Can I accurately calculate horsepower without a dynamometer?

Specification-based calculations provide good estimates, but they have limitations. The formula (Torque × RPM)/5,252 gives theoretical horsepower at a specific RPM point, but real-world factors like drivetrain losses, atmospheric conditions, and engine tuning can affect actual output. For precise measurements, a dynamometer is still the gold standard. However, for most practical purposes - comparing vehicles, estimating potential after modifications, or understanding engine characteristics - specification-based calculations are sufficiently accurate.

How do hybrid vehicles calculate their total horsepower?

Hybrid vehicles combine the power output of their internal combustion engine with that of their electric motor(s). The total system horsepower is the sum of both power sources at their peak output points. However, these peaks rarely occur simultaneously, so the actual combined power might be slightly less than the sum of the individual maximums. Manufacturers typically publish the combined system horsepower, which represents the maximum power the vehicle can produce under optimal conditions.

What's the most horsepower ever produced by a production car?

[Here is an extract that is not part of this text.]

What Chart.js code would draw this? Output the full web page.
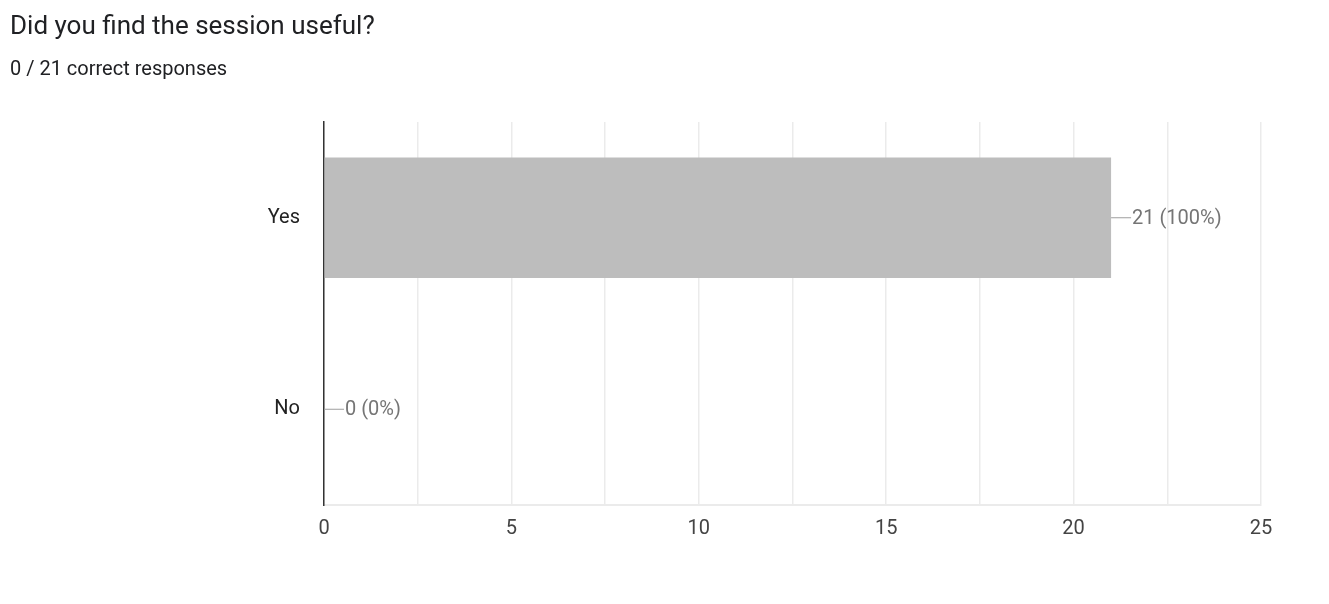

As of 2024, the Koenigsegg Jesko Absolut holds the record for the highest horsepower in a production car, with 1,600 HP (on E85 fuel) or 1,280 HP (on standard gasoline) from its 5.0L twin-turbo V8 engine. Other notable high-power production cars include the Bugatti Chiron Super Sport 300+ (1,600 HP), SSC Tuatara (1,750 HP), and Rimac Nevera (1,914 HP from four electric motors). These extreme power outputs are achieved through advanced engineering, exotic materials, and often specialized fuels.